SHORT PROBLEM: In the entries below, find every line holding the string "this" and collect it.

SUPPLIED DATA:
----------------

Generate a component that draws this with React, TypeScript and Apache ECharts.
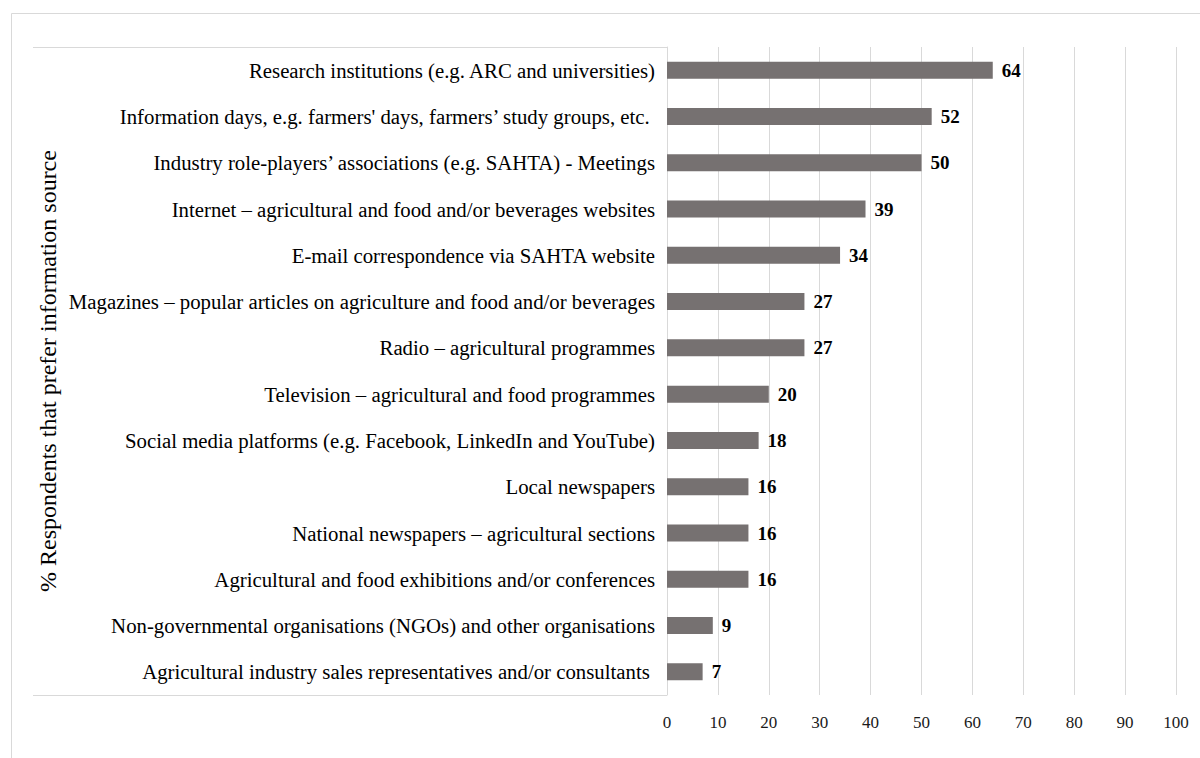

----------------

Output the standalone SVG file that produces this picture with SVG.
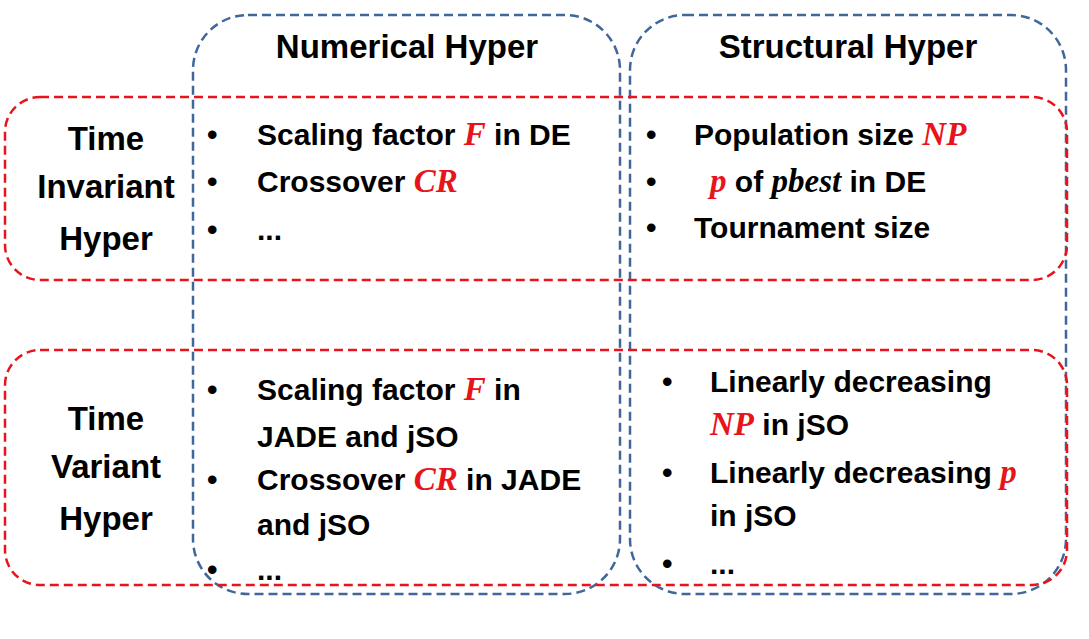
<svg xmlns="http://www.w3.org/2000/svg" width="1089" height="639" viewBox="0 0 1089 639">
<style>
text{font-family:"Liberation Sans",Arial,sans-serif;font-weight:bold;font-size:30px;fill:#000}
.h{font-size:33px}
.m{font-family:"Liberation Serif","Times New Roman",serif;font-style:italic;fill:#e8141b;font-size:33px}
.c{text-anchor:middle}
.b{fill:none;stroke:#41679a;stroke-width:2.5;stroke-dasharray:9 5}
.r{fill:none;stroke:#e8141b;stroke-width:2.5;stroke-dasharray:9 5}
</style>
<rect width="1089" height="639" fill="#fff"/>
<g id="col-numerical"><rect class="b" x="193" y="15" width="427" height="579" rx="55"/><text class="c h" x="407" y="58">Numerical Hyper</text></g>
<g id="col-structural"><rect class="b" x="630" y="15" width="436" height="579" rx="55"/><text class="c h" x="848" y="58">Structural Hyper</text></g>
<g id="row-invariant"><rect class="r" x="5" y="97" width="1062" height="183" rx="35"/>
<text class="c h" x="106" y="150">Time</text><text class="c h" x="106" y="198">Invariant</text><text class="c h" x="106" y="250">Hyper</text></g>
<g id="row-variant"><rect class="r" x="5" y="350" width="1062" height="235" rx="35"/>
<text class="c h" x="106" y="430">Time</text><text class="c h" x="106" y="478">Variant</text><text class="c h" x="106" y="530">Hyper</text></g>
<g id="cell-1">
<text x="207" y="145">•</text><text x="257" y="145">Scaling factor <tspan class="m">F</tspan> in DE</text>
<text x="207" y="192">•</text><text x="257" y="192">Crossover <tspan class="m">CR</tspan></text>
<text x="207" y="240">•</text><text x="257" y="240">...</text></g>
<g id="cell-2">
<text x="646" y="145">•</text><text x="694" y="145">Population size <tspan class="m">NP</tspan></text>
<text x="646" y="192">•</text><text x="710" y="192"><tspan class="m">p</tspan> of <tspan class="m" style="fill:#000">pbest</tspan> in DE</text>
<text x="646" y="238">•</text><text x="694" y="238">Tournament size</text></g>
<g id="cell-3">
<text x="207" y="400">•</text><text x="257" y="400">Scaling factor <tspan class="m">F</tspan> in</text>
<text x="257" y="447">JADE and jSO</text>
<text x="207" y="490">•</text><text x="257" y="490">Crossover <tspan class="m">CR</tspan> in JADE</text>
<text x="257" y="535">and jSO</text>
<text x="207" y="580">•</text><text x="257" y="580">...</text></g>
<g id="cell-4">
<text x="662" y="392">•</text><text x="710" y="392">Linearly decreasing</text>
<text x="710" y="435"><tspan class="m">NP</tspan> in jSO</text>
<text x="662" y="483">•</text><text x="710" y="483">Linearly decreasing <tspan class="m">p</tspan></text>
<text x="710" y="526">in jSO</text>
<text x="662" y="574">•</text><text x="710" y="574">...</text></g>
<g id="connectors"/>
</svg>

----------------

SOLUTION:
Generate a component that draws this with React, TypeScript and Apache ECharts.
Output the standalone SVG file that produces this picture with SVG.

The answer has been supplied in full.